Deeper into the woods, away from the crackle and fizz of the pylons, the path sweats and seethes; the river, which has gasped in its steep-sided canyon these last six weeks, is tumbling with purpose. Dock fronds fill the ridings alongside reefs of soft rush. The first umbellifers unwind. Somehow, maybe it’s a trick of the light, the rain has generated a new cholorphyllic intensity, as if the very fabric of things has thickened. You pinch parcels of air between thumb and forefinger, invisible information riding the whorls and ridges.

Later. A bench. The wind has dropped and the sky is a violence of blue. I think of other wide skies and what you might be dreaming about. I lie back and fall softly into the shadow place and as I softly fall the skies merge and there you are, closer now, faces upturned, blinking into the same curtain of light.

Autumn falls

Horse Chestnut, autumn

Horse Chestnut, autumn

September had been another wet month, the return of the damp dark days of summer. Saturday had been warm, though – like a hole in the sky, a glimpse of what summer might have been. We sat on benches and let the sun heat the bones in our faces. Then: Sunday. It was as if autumn had dropped in over night: mist and cold air, the kind of cold air that nags at your collar gaps and sleeve holes. In the park a robin sang in a scrub of roadside maples, its song bright and silvery in the thin air. In the gaps between the oaks, a stand of dandelions, probably the last of the year – the flower heads remained clutched and uncertain, curled in on themselves. Every surface was slick and shiny, the ivy leaves sheened with a layer of cold steel, the chipped metal bins beaded with drops of moisture. There’s that odd paradoxical thing with mist in that it foreshortens distance and expands it all at once – R barrelled on ahead on a scooter and quickly seemed far away, but her shrieks, high and wild, quickly came back to us, resonating off invisible walls. The Ash held its usual stillness, in places impenetrable like black stone; but in the shallows it rolled along, water from the moors rushing to the Thames. At the Pooh-sticks bridge we found discarded rotten conkers, and made a broad fan from fallen leaves: pin oak, scarlet oak, horse chestnut. The day turned slowly, slowly turning; we left the park to its hanging silence and faded home like spent ghosts.

July, Winchester Hill




July evening, the first good weather since March. March. For 3 months we huddled under grey skies in front of glaring screens, staring bemused at long range forecasts. When the weather came it was like a spell – that strange figure of speech ‘a spell of good weather’ suddenly making sense. Even then the world seemed oddly deserted, as if people didn’t trust what they were seeing.

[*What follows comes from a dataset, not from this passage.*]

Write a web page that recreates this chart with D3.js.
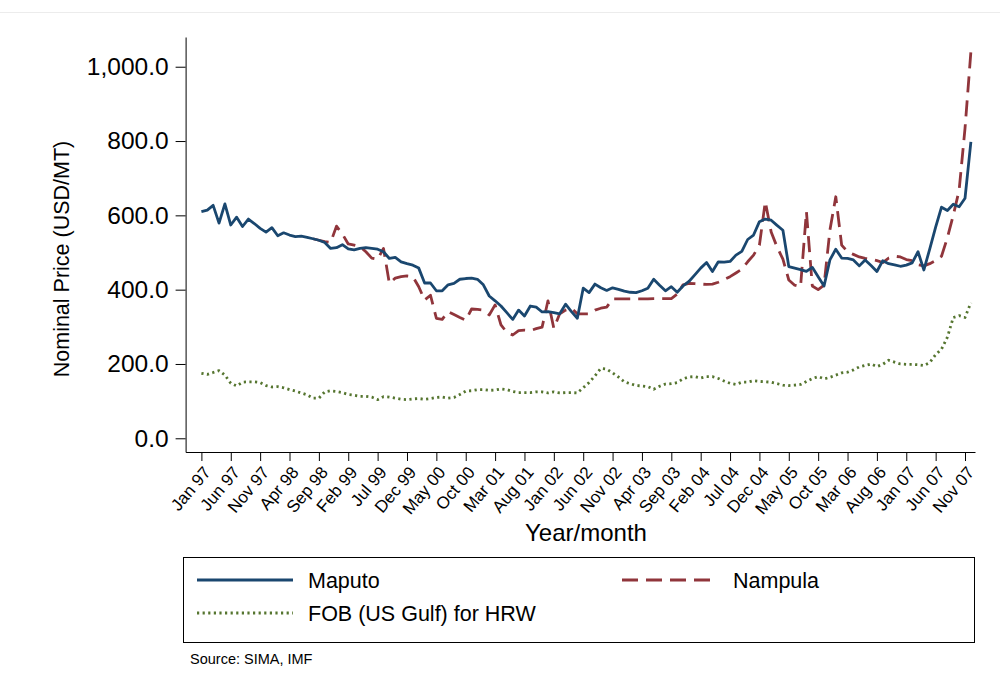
<!DOCTYPE html>
<html>
<head>
<meta charset="utf-8">
<script src="https://cdn.jsdelivr.net/npm/d3@7"></script>
<style>
  body { margin: 0; background: #fff; }
  svg { font-family: "Liberation Sans", Arial, sans-serif; }
</style>
</head>
<body>
<svg id="chart" width="1000" height="691"></svg>
<script>
// monthly prices, Jan 1997 .. Dec 2007 (one row per year)
const maputo = [
  610, 614, 627, 579, 631, 574, 595, 570, 590, 578, 565, 555,
  567, 545, 553, 547, 543, 544, 541, 537, 533, 527, 511, 513,
  521, 510, 507, 511, 513, 511, 509, 502, 484, 487, 475, 470,
  466, 458, 418, 418, 397, 397, 413, 417, 428, 430, 431, 428,
  413, 383, 370, 356, 338, 320, 345, 329, 356, 353, 340, 341,
  338, 335, 361, 341, 323, 404, 392, 415, 405, 398, 405, 401,
  396, 393, 392, 397, 404, 428, 412, 397, 408, 393, 410, 422,
  440, 458, 473, 449, 475, 474, 476, 493, 503, 535, 547, 583,
  590, 587, 573, 560, 462, 458, 454, 449, 460, 435, 410, 480,
  509, 485, 484, 480, 464, 480, 465, 449, 478, 470, 467, 463,
  466, 472, 502, 453, 510, 568, 622, 613, 630, 623, 646, 798
];
const nampula = [
  null, null, null, null, null, null, null, null, null, null, null, null,
  null, null, null, null, null, null, null, 537, 533, 529, 527, 571,
  550, 523, 520, 516, 502, 485, 482, 511, 417, 431, 435, 437,
  435, 408, 372, 385, 323, 320, 341, 333, 325, 318, 348, 347,
  345, 332, 359, 305, 285, 278, 290, 291, 290, 295, 299, 370,
  296, 335, 345, 350, 335, 335, 335, 345, 350, 353, 375, 375,
  375, 375, 375, 375, 375, 376, 376, 376, 376, 388, 413, 417,
  416, 415, 414, 415, 420, 427, 435, 445, 455, 475, 493, 520,
  637, 555, 515, 482, 426, 412, 408, 610, 410, 400, 412, 560,
  650, 520, 502, 495, 488, 484, 482, 478, 473, 485, 490, 488,
  481, 478, 467, 464, 470, 478, 490, 540, 600, 668, 834, 1040
];
const fobGulf = [
  175, 172, 177, 182, 170, 148, 141, 151, 152, 152, 150, 142,
  138, 139, 136, 131, 127, 122, 117, 108, 108, 125, 128, 126,
  123, 118, 116, 113, 113, 111, 104, 112, 111, 108, 105, 104,
  106, 107, 105, 107, 110, 111, 108, 110, 118, 127, 128, 131,
  131, 129, 130, 133, 131, 126, 123, 123, 123, 125, 125, 122,
  125, 122, 123, 123, 122, 136, 150, 168, 188, 186, 176, 165,
  152, 147, 142, 141, 139, 132, 140, 146, 147, 150, 160, 165,
  166, 162, 166, 166, 161, 154, 148, 145, 151, 151, 155, 153,
  152, 151, 147, 143, 142, 143, 145, 153, 161, 166, 160, 164,
  170, 176, 178, 184, 192, 196, 200, 193, 199, 210, 205, 200,
  199, 199, 198, 196, 204, 225, 240, 272, 325, 330, 325, 365
];

const xTickLabels = ["Jan 97", "Jun 97", "Nov 97", "Apr 98", "Sep 98", "Feb 99", "Jul 99",
  "Dec 99", "May 00", "Oct 00", "Mar 01", "Aug 01", "Jan 02", "Jun 02", "Nov 02",
  "Apr 03", "Sep 03", "Feb 04", "Jul 04", "Dec 04", "May 05", "Oct 05", "Mar 06",
  "Aug 06", "Jan 07", "Jun 07", "Nov 07"];
const yTicks = [0, 200, 400, 600, 800, 1000];

const seriesNames = ["Maputo", "Nampula", "FOB (US Gulf) for HRW"];

const svg = d3.select("#chart");

// faint frame line at the top of the graph region
svg.append("line")
    .attr("x1", 0).attr("x2", 1000)
    .attr("y1", 12.5).attr("y2", 12.5)
    .attr("stroke", "#ececec");

const x = d3.scaleLinear().domain([-2.69, 131.7]).range([185.6, 975]);
const y = d3.scaleLinear().domain([-36.9, 1080]).range([452, 37]);

// y axis
const yAxis = svg.append("g")
    .attr("transform", "translate(185.6,0)")
    .call(d3.axisLeft(y).tickValues(yTicks).tickFormat(d3.format(",.1f"))
        .tickSize(10).tickSizeOuter(0).tickPadding(7));
yAxis.selectAll("text")
    .style("font-size", "24.5px")
    .attr("fill", "#000");

// x axis
const xAxis = svg.append("g")
    .attr("transform", "translate(0,452)")
    .call(d3.axisBottom(x).tickValues(d3.range(0, 131, 5))
        .tickFormat((d, i) => xTickLabels[i])
        .tickSize(9).tickSizeOuter(0));
xAxis.selectAll("text")
    .style("font-size", "17px")
    .attr("fill", "#000")
    .attr("text-anchor", "end")
    .attr("x", 0).attr("y", 0).attr("dy", "0.35em")
    .attr("transform", "translate(5,17) rotate(-50)");

svg.selectAll(".domain, .tick line").attr("stroke", "#000");

// axis titles
svg.append("text")
    .attr("transform", "translate(69,259) rotate(-90)")
    .attr("text-anchor", "middle")
    .style("font-size", "21.5px")
    .text("Nominal Price (USD/MT)");

svg.append("text")
    .attr("x", 586).attr("y", 541)
    .attr("text-anchor", "middle")
    .style("font-size", "24px")
    .text("Year/month");

// lines
const months = d3.range(maputo.length);
const line = d3.line()
    .x(d => x(d.i))
    .y(d => y(d.v))
    .defined(d => d.v != null);

const series = [
  { name: seriesNames[0], values: maputo, color: "#1a476f", dash: null, width: 2.8 },
  { name: seriesNames[1], values: nampula, color: "#90353b", dash: "16,8", width: 2.8 },
  { name: seriesNames[2], values: fobGulf, color: "#55752f", dash: "2.2,3.4", width: 2.8 }
];

// draw FOB first, then Nampula, then Maputo on top
[series[2], series[1], series[0]].forEach(s => {
  svg.append("path")
      .datum(months.map(i => ({ i: i, v: s.values[i] })))
      .attr("fill", "none")
      .attr("stroke", s.color)
      .attr("stroke-width", s.width)
      .attr("stroke-linejoin", "round")
      .attr("stroke-dasharray", s.dash)
      .attr("d", line);
});

// legend
const legend = svg.append("g");
legend.append("rect")
    .attr("x", 183.5).attr("y", 557.5)
    .attr("width", 791).attr("height", 85)
    .attr("fill", "#fff")
    .attr("stroke", "#000");

const legendPos = [
  { x: 197, y: 580 },
  { x: 622, y: 580 },
  { x: 197, y: 613 }
];
series.forEach((s, k) => {
  const p = legendPos[k];
  legend.append("line")
      .attr("x1", p.x).attr("x2", p.x + 96)
      .attr("y1", p.y).attr("y2", p.y)
      .attr("stroke", s.color)
      .attr("stroke-width", s.width)
      .attr("stroke-dasharray", s.dash);
  legend.append("text")
      .attr("x", p.x + 111).attr("y", p.y + 8)
      .style("font-size", "21.5px")
      .text(s.name);
});

svg.append("text")
    .attr("x", 190).attr("y", 664)
    .style("font-size", "14.5px")
    .text("Source: SIMA, IMF");
</script>
</body>
</html>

Winchester Hill was ablaze – the low lying barley fields almost painful on the eyes. As I climbed, the ground released trapped heat; it pooled around my feet which burned in a state of surprise.

Winchester Hill

Winchester Hill

July, the last of the bird song. Skylarks, the strange whirr of the yellowhammer, the chuck of blackbirds. Over everything the calls of the lambs and the dry answering barks of the ewes; and behind this, the evaporating roar of planes, so high in the blue as to look like bone shards. Goldfinches peep and tinkle, dashing between low stands of wind-beaten hawthorns. No people. No people.


I enter a chase of yews, the light colder out of the sun. Ivy-clad trunks, lichen-clad. The sheep are incessant. To the right, a meadow, knee deep in sorrel and grass over which hover ragged globes of midges. To the left a fallow field smoulders; a few lone poppies totter in the light breeze. The field edges are a tangle of brambles and bindweed; boulders of chalk the size of fists, the size of giants feet, line the path margins. A spooked pigeon rises, angling into the sun.

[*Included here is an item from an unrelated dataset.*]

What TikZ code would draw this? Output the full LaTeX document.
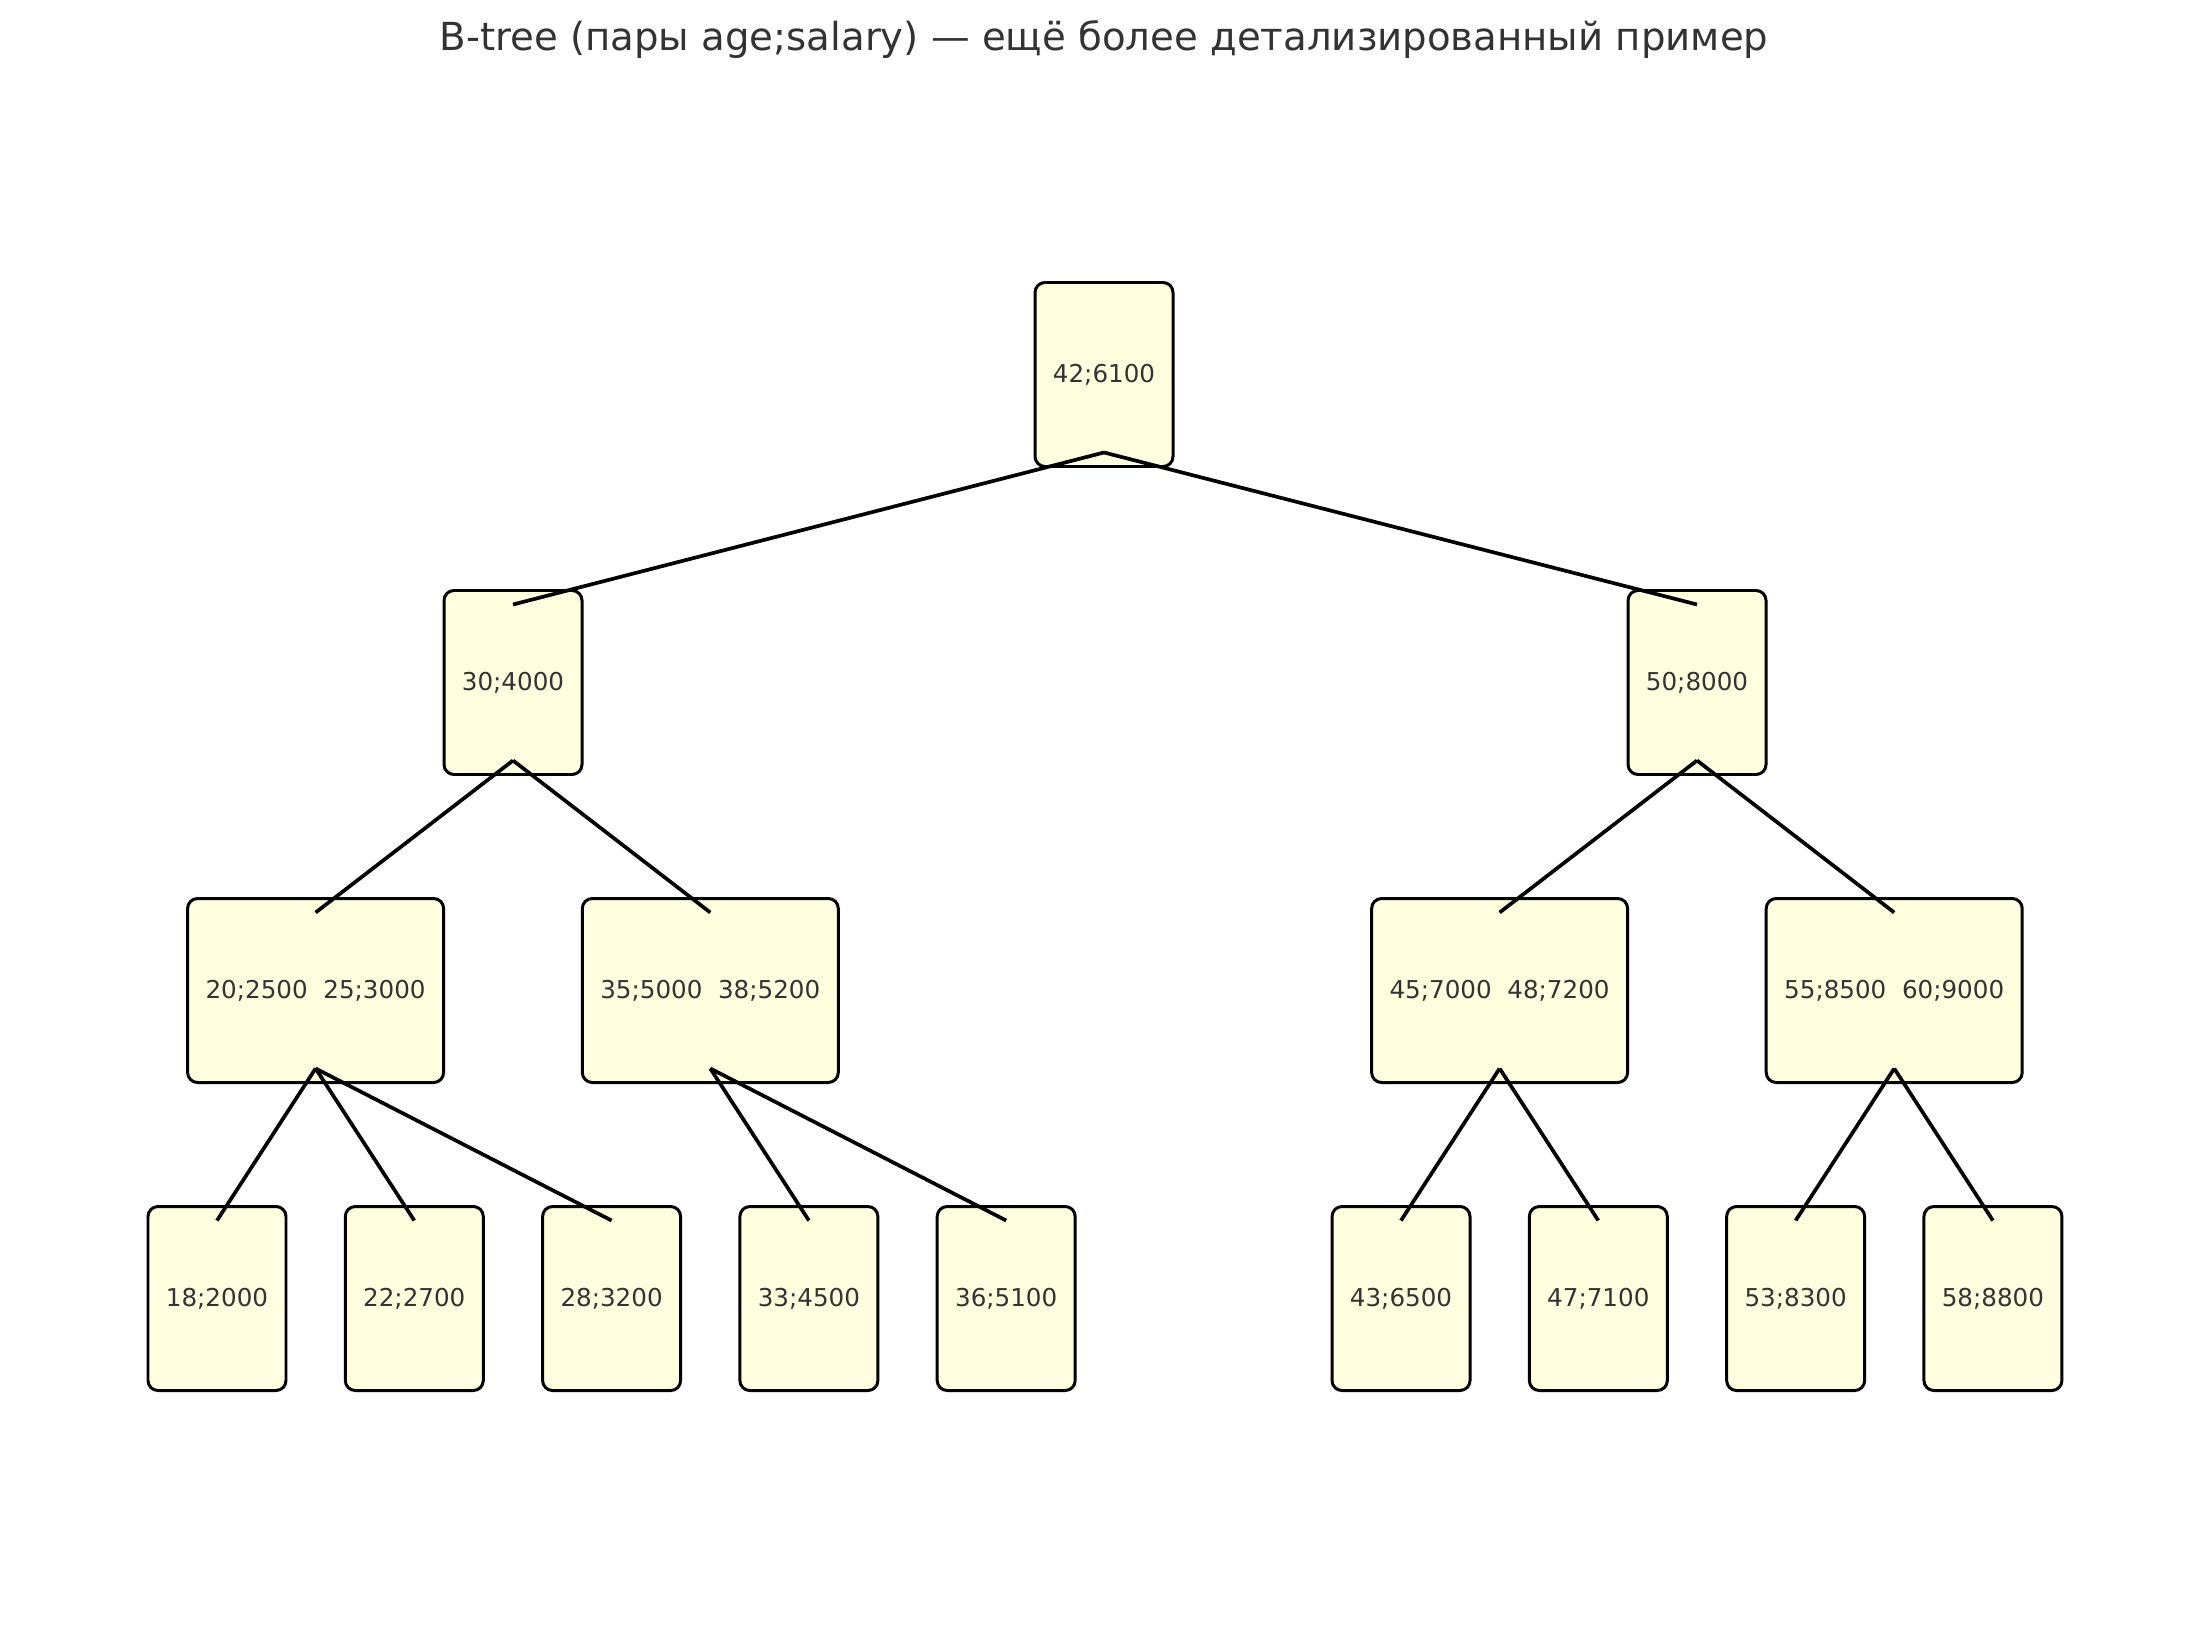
\documentclass[tikz,border=0pt]{standalone}
\usepackage{fontspec}
\setmainfont{DejaVu Sans}
\definecolor{boxfill}{HTML}{FFFFE0}
\definecolor{txt}{HTML}{333333}
\begin{document}
\begin{tikzpicture}[x=0.1mm,y=-0.1mm,
  keybox/.style={draw=black, fill=boxfill, rounded corners=1mm, line width=0.85pt,
    minimum height=18.4mm, minimum width=13.8mm, inner sep=0pt, text=txt,
    font=\fontsize{7}{8}\selectfont},
  widebox/.style={keybox, minimum width=25.6mm},
  edge/.style={draw=black, line width=1.05pt}]
\useasboundingbox (0,0) rectangle (2210,1627);
\node[text=txt, font=\fontsize{11}{13}\selectfont] (title) at (1104,40) {B-tree (пары age;salary) — ещё более детализированный пример};
% root
\node[keybox] (r) at (1104,374.5) {42;6100};
% level 2
\node[keybox] (a) at (513,682.5) {30;4000};
\node[keybox] (b) at (1697,682.5) {50;8000};
% level 3
\node[widebox] (a1) at (315.6,990.5) {20;2500\ \ 25;3000};
\node[widebox] (a2) at (710.3,990.5) {35;5000\ \ 38;5200};
\node[widebox] (b1) at (1499.6,990.5) {45;7000\ \ 48;7200};
\node[widebox] (b2) at (1894.2,990.5) {55;8500\ \ 60;9000};
% leaves
\node[keybox] (l1) at (217,1298.5) {18;2000};
\node[keybox] (l2) at (414.3,1298.5) {22;2700};
\node[keybox] (l3) at (611.6,1298.5) {28;3200};
\node[keybox] (l4) at (808.9,1298.5) {33;4500};
\node[keybox] (l5) at (1006.2,1298.5) {36;5100};
\node[keybox] (l6) at (1401,1298.5) {43;6500};
\node[keybox] (l7) at (1598.3,1298.5) {47;7100};
\node[keybox] (l8) at (1795.6,1298.5) {53;8300};
\node[keybox] (l9) at (1992.9,1298.5) {58;8800};
% edges
\foreach \p/\c in {r/a, r/b, a/a1, a/a2, b/b1, b/b2,
  a1/l1, a1/l2, a1/l3, a2/l4, a2/l5, b1/l6, b1/l7, b2/l8, b2/l9}
  \draw[edge] ([yshift=1.55mm]\p.south) -- ([yshift=-1.55mm]\c.north);
\end{tikzpicture}
\end{document}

A gravel riverpath at the foot of the hill. I have been here in winter when it is often impassable; now in this wettest of summers it rushes and chatters across the stones, inviting hot feet. I splash for a time then climb the steepening sides into a field of crops. Last of the sun: light slants across the plant heads, illuminated strands of webs like fine hammock strings between the individual stands of wheat – out of the sun they become invisible, in its glare they are like retreating filaments of bowed crystal. The water is just in earshot, a comforting babble. A green woodpecker yaps, sheep call across the pasture. Jackdaws call, abed in a stand of oaks, their cries like answering chimes, answering in a higher register.

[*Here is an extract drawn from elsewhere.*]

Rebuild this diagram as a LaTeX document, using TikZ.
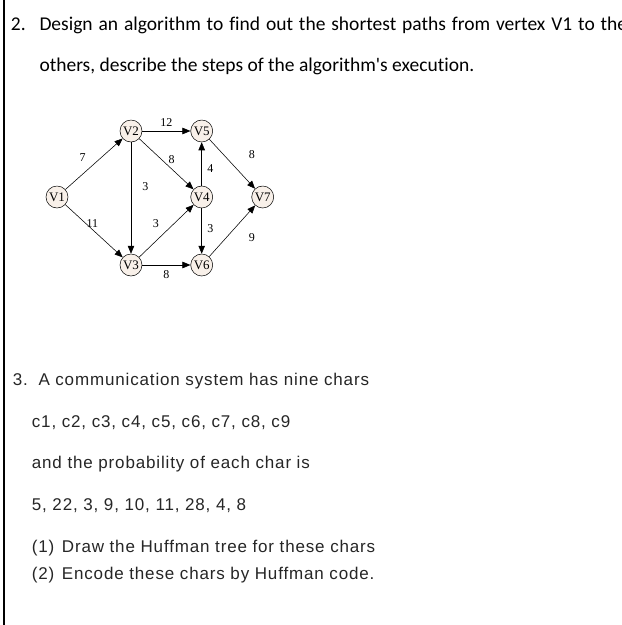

Back into the hollow way of the riverpath, the sun dips behind Beacon Hill. Heat-trapped smells rise in the cooling air. Months of rain have saturated the ground so even in this landscape of drained chalk there is the smell of damp, of rot, of contained water. In the crook of a massive three-trunked ash I pause and listen to the onrushing stream.

Nearing the end, I realise my boots are like autumn boots, winter boots – mud-clagged and heavy. A new moon through the crown of a thinning ash. A buzzard cries. The swollen river flows faster than I can walk.